O debate instrutório deste caso decorreu no TRL, depois de o advogado do ex-governante, Pedro Delille, ter pedido a abertura da instrução, o que foi deferido em 11 de fevereiro. O juiz desembargador Jorge Antunes confirmou então a constituição de Carlos Alexandre e Maria Teresa Santos como arguidos na distribuição do inquérito da Operação Marquês em 2014.

A primeira sessão, em 28 de março, ficou marcada por acusações mútuas de perseguição entre as defesas, com a advogada do juiz Carlos Alexandre a defender que é o ódio que move o ex-primeiro-ministro José Sócrates.

O Ministério Público e os advogados de defesa pediram a não pronúncia dos arguidos pelos crimes que lhes são imputados pelo assistente José Sócrates.

O pedido de abertura de instrução de José Sócrates ocorreu depois de o MP ter arquivado o inquérito sobre esta matéria. Antes, também o Conselho Superior de Magistratura (CSM) havia realizado um processo de averiguações e um procedimento de inquérito que culminaram igualmente em arquivamento.

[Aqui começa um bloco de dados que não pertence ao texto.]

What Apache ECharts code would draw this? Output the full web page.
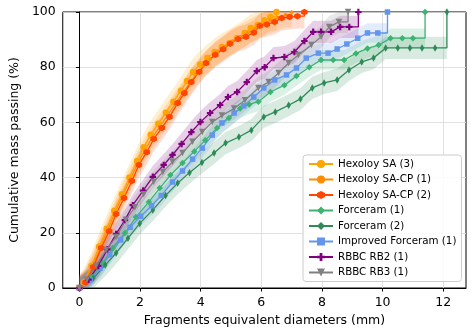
<!DOCTYPE html>
<html>
<head>
<meta charset="utf-8">
<script src="https://cdn.jsdelivr.net/npm/echarts@6/dist/echarts.min.js"></script>
<style>
  html, body { margin: 0; padding: 0; background: #ffffff; }
  #chart { width: 474px; height: 333px; }
</style>
</head>
<body>
<div id="chart"></div>
<script>
// Cumulative mass passing (%) versus fragment equivalent diameter (mm), [diameter, percent]
const hexoloySA3 = [[0,0],[0.15,2],[0.4,8],[0.65,15],[0.9,21.5],[1.15,28],[1.4,34],[1.65,40],[1.9,46],[2.12,51],[2.35,55.5],[2.6,59.5],[2.85,63.5],[3.1,67.5],[3.35,71.5],[3.55,75],[3.75,78.3],[3.98,81],[4.22,83.3],[4.46,85.5],[4.7,87.3],[4.95,88.8],[5.2,90.6],[5.45,92.4],[5.65,94.2],[5.88,95.3],[6.1,97],[6.3,98.2],[6.5,100]];
const hexoloySACP1 = [[0,0],[0.18,2.5],[0.43,8],[0.68,14.5],[0.93,21],[1.18,27.5],[1.43,33.5],[1.68,39.5],[1.92,45],[2.16,50],[2.4,54.5],[2.65,58.5],[2.9,62.5],[3.15,66.5],[3.4,70.5],[3.62,74],[3.85,77.5],[4.08,80.5],[4.32,83],[4.56,85.5],[4.8,87.5],[5.05,89.5],[5.3,91],[5.55,92.5],[5.8,94],[6.05,95.5],[6.3,97],[6.55,98],[6.8,99],[7.0,100]];
const hexoloySACP2 = [[0,0],[0.2,2],[0.46,7.6],[0.72,14.5],[0.98,20.6],[1.21,26.8],[1.47,32.6],[1.73,38.8],[1.96,44.6],[2.22,49.2],[2.45,54],[2.72,58],[2.97,62],[3.24,67],[3.46,70.6],[3.69,74.6],[3.95,78.3],[4.18,81.5],[4.48,84.5],[4.74,86.5],[4.97,88.5],[5.23,90.2],[5.49,91],[5.75,92.5],[5.95,95],[6.18,95.5],[6.44,96.4],[6.67,97.8],[6.93,98.2],[7.19,98.5],[7.42,100]];
const forceram1 = [[0,0],[0.42,4],[0.78,9],[1.1,14.5],[1.5,19.9],[1.86,25.7],[2.29,31.2],[2.65,36.2],[3.0,40.9],[3.4,45.3],[3.79,49.5],[4.15,53.5],[4.54,58],[4.93,61.6],[5.3,65],[5.6,66.5],[5.9,67.5],[6.3,71],[6.76,73.5],[7.16,76.8],[7.58,80],[7.97,82.6],[8.37,82.6],[8.73,82.6],[9.12,85],[9.5,86.8],[9.87,88],[10.26,90.5],[10.65,90.5],[11.0,90.5],[11.4,100]];
const forceram2 = [[0,0],[0.46,3.6],[0.85,8.3],[1.21,12.7],[1.6,18],[1.99,23.4],[2.42,28.3],[2.84,33.5],[3.24,38],[3.63,41.8],[4.04,45.5],[4.44,48.9],[4.82,52.5],[5.26,54.7],[5.67,57.2],[6.08,62],[6.46,63.8],[6.9,66.2],[7.29,68.5],[7.68,72.5],[8.07,74.3],[8.5,75.4],[8.89,79],[9.31,81.9],[9.7,83.3],[10.1,87],[10.5,87],[10.9,87],[11.3,87],[11.73,87],[12.12,100]];
const improvedForceram1 = [[0,0],[0.35,2.9],[0.68,7.2],[1.0,12],[1.36,17.4],[1.67,22],[2.02,26],[2.38,29.8],[2.7,33.5],[3.07,38.4],[3.4,42.4],[3.73,46.7],[4.05,50.7],[4.38,55.4],[4.7,59.8],[5.1,63.4],[5.42,66],[5.75,69.2],[6.08,72.5],[6.44,75.4],[6.83,77.2],[7.16,79.7],[7.48,83.3],[7.88,85.1],[8.2,85.1],[8.5,86.6],[8.82,88.4],[9.18,90.5],[9.5,92.4],[9.84,92.4],[10.16,100]];
const rbbcRB2 = [[0,0],[0.3,3],[0.62,8],[0.92,14],[1.21,19.6],[1.5,24.6],[1.76,30],[2.1,35.3],[2.42,40.3],[2.78,44.6],[3.07,48.2],[3.37,52.2],[3.69,56.5],[3.99,60.1],[4.31,63.4],[4.64,66.3],[4.9,69.2],[5.2,71],[5.52,74.6],[5.85,78.6],[6.11,80],[6.4,83.3],[6.76,83.7],[7.09,85.5],[7.42,89.5],[7.71,92.8],[7.97,92.8],[8.3,92.8],[8.6,94.6],[8.9,94.6],[9.2,100]];
const rbbcRB3 = [[0,0],[0.25,3],[0.55,8],[0.88,13.8],[1.21,18.5],[1.53,24.6],[1.83,29.3],[2.12,34],[2.45,38.5],[2.75,42],[3.07,45.7],[3.4,48.9],[3.73,53],[4.05,56.5],[4.38,60.1],[4.7,62.5],[5.1,65],[5.46,68],[5.9,72.5],[6.24,74.6],[6.57,77.9],[6.9,81.5],[7.22,84.4],[7.65,88],[7.97,91],[8.24,94.6],[8.56,96.4],[8.86,100]];

const seriesNames = ['Hexoloy SA (3)', 'Hexoloy SA-CP (1)', 'Hexoloy SA-CP (2)', 'Forceram (1)', 'Forceram (2)', 'Improved Forceram (1)', 'RBBC RB2 (1)', 'RBBC RB3 (1)'];
const seriesData = [hexoloySA3, hexoloySACP1, hexoloySACP2, forceram1, forceram2, improvedForceram1, rbbcRB2, rbbcRB3];
// Half-height of each confidence band, in percent
const bandHalfWidth = [5, 4.5, 4.5, 3.5, 4, 3.5, 4, 4];

const xTicks = [0, 2, 4, 6, 8, 10, 12];

const colors = ['#FFA500', '#FF8C00', '#FF4500', '#3CB371', '#2E8B57', '#6495ED', '#800080', '#808080'];
const hexagon = 'path://M0,-1 L0.866,-0.5 L0.866,0.5 L0,1 L-0.866,0.5 L-0.866,-0.5 Z';
const plusFilled = 'path://M-1,-0.34 L-0.34,-0.34 L-0.34,-1 L0.34,-1 L0.34,-0.34 L1,-0.34 L1,0.34 L0.34,0.34 L0.34,1 L-0.34,1 L-0.34,0.34 L-1,0.34 Z';
const markers = [
  { symbol: 'circle', size: 6.5, rotate: 0 },
  { symbol: 'circle', size: 3.5, rotate: 0 },
  { symbol: hexagon, size: 6.5, rotate: 0 },
  { symbol: 'diamond', size: [6.5, 6.5], rotate: 0 },
  { symbol: 'diamond', size: [4.5, 7.5], rotate: 0 },
  { symbol: 'rect', size: 5.5, rotate: 0 },
  { symbol: plusFilled, size: 6.5, rotate: 0 },
  { symbol: 'triangle', size: 6.5, rotate: 180 }
];

const FONT = 'DejaVu Sans';

// Curve vertices: straight segments between samples, except the final rise to 100 %,
// which runs flat and then jumps vertically (step after the last plateau).
function curveVertices(points) {
  const out = [];
  points.forEach((p, i) => {
    if (i === points.length - 1 && i > 0) {
      out.push({ value: [p[0], points[i - 1][1]], symbol: 'none' });
    }
    out.push({ value: [p[0], p[1]] });
  });
  return out;
}

// Shaded band following the curve
function bandRenderer(points, half, color) {
  return function (params, api) {
    const verts = curveVertices(points).map(d => d.value);
    const upper = verts.map(v => api.coord([v[0], Math.min(100, v[1] + half)]));
    const lower = verts.map(v => api.coord([v[0], Math.max(0, v[1] - half)]));
    return {
      type: 'polygon',
      shape: { points: upper.concat(lower.reverse()) },
      style: { fill: color, opacity: 0.18 }
    };
  };
}

const series = [];
seriesData.forEach((pts, i) => {
  series.push({
    name: 'band ' + seriesNames[i],
    type: 'custom',
    coordinateSystem: 'cartesian2d',
    renderItem: bandRenderer(pts, bandHalfWidth[i], colors[i]),
    data: [[0, 0]],
    silent: true,
    clip: true,
    z: 1
  });
});
seriesData.forEach((pts, i) => {
  series.push({
    name: seriesNames[i],
    type: 'line',
    data: curveVertices(pts),
    color: colors[i],
    symbol: markers[i].symbol,
    symbolSize: markers[i].size,
    symbolRotate: markers[i].rotate,
    showSymbol: true,
    showAllSymbol: true,
    lineStyle: { width: 1.3, color: colors[i] },
    itemStyle: { color: colors[i], borderWidth: 0 },
    clip: false,
    z: 3,
    animation: false
  });
});

const chart = echarts.init(document.getElementById('chart'), null, { renderer: 'canvas' });
chart.setOption({
  animation: false,
  textStyle: { fontFamily: FONT },
  grid: {
    left: 59, right: 8, top: 12, bottom: 45,
    show: true, borderColor: '#000', borderWidth: 1, backgroundColor: 'transparent'
  },
  xAxis: {
    type: 'value',
    min: -0.55, max: 12.75,
    splitNumber: 7,
    name: 'Fragments equivalent diameters (mm)',
    nameLocation: 'middle',
    nameGap: 23,
    nameTextStyle: { fontFamily: FONT, fontSize: 12.5, color: '#000' },
    axisLine: { show: true, lineStyle: { color: '#000', width: 1 } },
    axisTick: { show: true, length: 3.5, inside: false, customValues: xTicks, lineStyle: { color: '#000' } },
    axisLabel: { customValues: xTicks, fontFamily: FONT, fontSize: 12.5, color: '#000', margin: 8 },
    splitLine: { show: true, lineStyle: { color: '#d9d9d9', width: 0.8 } }
  },
  yAxis: {
    type: 'value',
    min: 0, max: 100, interval: 20,
    name: 'Cumulative mass passing (%)',
    nameLocation: 'middle',
    nameGap: 41,
    nameTextStyle: { fontFamily: FONT, fontSize: 12.5, color: '#000' },
    axisLine: { show: true, lineStyle: { color: '#000', width: 1 } },
    axisTick: { show: true, length: 3.5, lineStyle: { color: '#000' } },
    axisLabel: { fontFamily: FONT, fontSize: 12.5, color: '#000', margin: 7 },
    splitLine: { show: true, lineStyle: { color: '#d9d9d9', width: 0.8 } }
  },
  legend: {
    data: seriesNames,
    orient: 'vertical',
    left: 303, top: 155,
    padding: [4, 5, 4, 5],
    itemWidth: 24, itemHeight: 10, itemGap: 5.5,
    backgroundColor: 'rgba(255,255,255,0.85)',
    borderColor: '#cccccc', borderWidth: 1, borderRadius: 3,
    textStyle: { fontFamily: FONT, fontSize: 10.3, color: '#000' }
  },
  series: series
});
</script>
</body>
</html>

O juiz Carlos Alexandre foi constituído arguido no caso da distribuição do processo Operação Marquês, depois de o Tribunal da Relação de Lisboa ter aceitado o requerimento de abertura de instrução apresentado pelo ex-primeiro-ministro José Sócrates.

Por despacho do juiz desembargador Jorge Antunes, no passado dia 11 de fevereiro, foi declarada aberta a instrução pedida por José Sócrates, passando assim o juiz Carlos Alexandre e a escrivã Maria Teresa Santos a assumir a qualidade formal de arguidos neste processo e ficando sujeitos a termo de identidade e residência.